─── Available data

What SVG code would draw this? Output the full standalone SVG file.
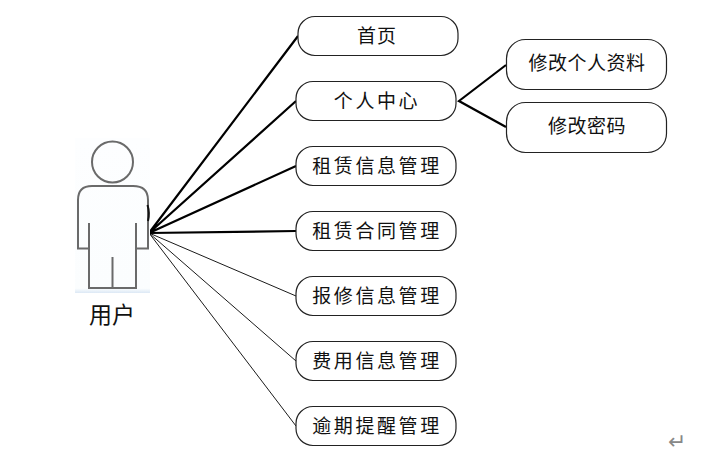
<svg xmlns="http://www.w3.org/2000/svg" width="720" height="455" viewBox="0 0 720 455">
<defs>
<linearGradient id="glow" x1="0" y1="0" x2="0" y2="1"><stop offset="0" stop-color="#fdfeff"/><stop offset="0.97" stop-color="#fbfdfe"/><stop offset="1" stop-color="#dce8f5"/></linearGradient>
</defs>
<style>
.n{fill:#fff;stroke:#222;stroke-width:1.2}
.t{font-family:"Noto Sans CJK SC","Noto Sans CJK JP",sans-serif;font-size:19px;fill:#111;text-anchor:middle}
.w{letter-spacing:2.6px}
.c{stroke:#000;fill:none}
.p{fill:none;stroke:#6a6a6a;stroke-width:2}
</style>
<rect width="720" height="455" fill="#fff"/>
<g id="connectors">
<path class="c" stroke-width="2.2" d="M149 233L298 36M149 233L296 101M149 233L296 166M149 233L296 231"/>
<path class="c" stroke-width="0.9" d="M149 233L296 296M149 233L296 361M149 233L296 426"/>
<path class="c" stroke-width="2.2" d="M506 65L459 101L506 127"/>
</g>
<g id="user">
<rect x="75" y="138" width="75" height="155" fill="url(#glow)"/>
<circle cx="112.500" cy="162" r="20.500" class="p"/>
<path class="p" d="M89 248.500H78V200Q78 186 92 186H133Q148 186 148 200V248.500H136M89 223V288H136V223M112.500 257V288"/>
<path d="M147.500 205Q150 213 148 221" fill="none" stroke="#111" stroke-width="2"/>
<text class="t" x="112" y="323" style="font-size:23px">用户</text>
</g>
<g id="home"><rect class="n" x="298" y="16.500" width="160" height="39" rx="17"/><text class="t" x="377" y="43" style="letter-spacing:1px">首页</text></g>
<g id="center"><rect class="n" x="296" y="81.500" width="160" height="39" rx="17"/><text class="t w" x="377" y="108">个人中心</text></g>
<g id="rental-info"><rect class="n" x="296" y="146.500" width="160" height="39" rx="17"/><text class="t w" x="377" y="173">租赁信息管理</text></g>
<g id="contract"><rect class="n" x="296" y="211.500" width="160" height="39" rx="17"/><text class="t w" x="377" y="238">租赁合同管理</text></g>
<g id="repair"><rect class="n" x="296" y="276.500" width="160" height="39" rx="17"/><text class="t w" x="377" y="303">报修信息管理</text></g>
<g id="fee"><rect class="n" x="296" y="341.500" width="160" height="39" rx="17"/><text class="t w" x="377" y="368">费用信息管理</text></g>
<g id="overdue"><rect class="n" x="296" y="406.500" width="160" height="39" rx="17"/><text class="t w" x="377" y="433">逾期提醒管理</text></g>
<g id="edit-profile"><rect class="n" x="506.500" y="39.500" width="160" height="50" rx="19"/><text class="t" x="587" y="70" style="letter-spacing:.5px">修改个人资料</text></g>
<g id="edit-password"><rect class="n" x="506.500" y="102.500" width="160" height="50" rx="19"/><text class="t" x="587" y="133" style="letter-spacing:.5px">修改密码</text></g>
<text x="677" y="449" font-family="DejaVu Sans, sans-serif" font-size="22" fill="#888" text-anchor="middle">↵</text>
</svg>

──────

Directive:
Reproduce each line exactly, please, except for any pictures.

Response:
What SVG code would draw this? Output the full standalone SVG file.
<svg xmlns="http://www.w3.org/2000/svg" width="720" height="455" viewBox="0 0 720 455">
<defs>
<linearGradient id="glow" x1="0" y1="0" x2="0" y2="1"><stop offset="0" stop-color="#fdfeff"/><stop offset="0.97" stop-color="#fbfdfe"/><stop offset="1" stop-color="#dce8f5"/></linearGradient>
</defs>
<style>
.n{fill:#fff;stroke:#222;stroke-width:1.2}
.t{font-family:"Noto Sans CJK SC","Noto Sans CJK JP",sans-serif;font-size:19px;fill:#111;text-anchor:middle}
.w{letter-spacing:2.6px}
.c{stroke:#000;fill:none}
.p{fill:none;stroke:#6a6a6a;stroke-width:2}
</style>
<rect width="720" height="455" fill="#fff"/>
<g id="connectors">
<path class="c" stroke-width="2.2" d="M149 233L298 36M149 233L296 101M149 233L296 166M149 233L296 231"/>
<path class="c" stroke-width="0.9" d="M149 233L296 296M149 233L296 361M149 233L296 426"/>
<path class="c" stroke-width="2.2" d="M506 65L459 101L506 127"/>
</g>
<g id="user">
<rect x="75" y="138" width="75" height="155" fill="url(#glow)"/>
<circle cx="112.500" cy="162" r="20.500" class="p"/>
<path class="p" d="M89 248.500H78V200Q78 186 92 186H133Q148 186 148 200V248.500H136M89 223V288H136V223M112.500 257V288"/>
<path d="M147.500 205Q150 213 148 221" fill="none" stroke="#111" stroke-width="2"/>
<text class="t" x="112" y="323" style="font-size:23px">用户</text>
</g>
<g id="home"><rect class="n" x="298" y="16.500" width="160" height="39" rx="17"/><text class="t" x="377" y="43" style="letter-spacing:1px">首页</text></g>
<g id="center"><rect class="n" x="296" y="81.500" width="160" height="39" rx="17"/><text class="t w" x="377" y="108">个人中心</text></g>
<g id="rental-info"><rect class="n" x="296" y="146.500" width="160" height="39" rx="17"/><text class="t w" x="377" y="173">租赁信息管理</text></g>
<g id="contract"><rect class="n" x="296" y="211.500" width="160" height="39" rx="17"/><text class="t w" x="377" y="238">租赁合同管理</text></g>
<g id="repair"><rect class="n" x="296" y="276.500" width="160" height="39" rx="17"/><text class="t w" x="377" y="303">报修信息管理</text></g>
<g id="fee"><rect class="n" x="296" y="341.500" width="160" height="39" rx="17"/><text class="t w" x="377" y="368">费用信息管理</text></g>
<g id="overdue"><rect class="n" x="296" y="406.500" width="160" height="39" rx="17"/><text class="t w" x="377" y="433">逾期提醒管理</text></g>
<g id="edit-profile"><rect class="n" x="506.500" y="39.500" width="160" height="50" rx="19"/><text class="t" x="587" y="70" style="letter-spacing:.5px">修改个人资料</text></g>
<g id="edit-password"><rect class="n" x="506.500" y="102.500" width="160" height="50" rx="19"/><text class="t" x="587" y="133" style="letter-spacing:.5px">修改密码</text></g>
<text x="677" y="449" font-family="DejaVu Sans, sans-serif" font-size="22" fill="#888" text-anchor="middle">↵</text>
</svg>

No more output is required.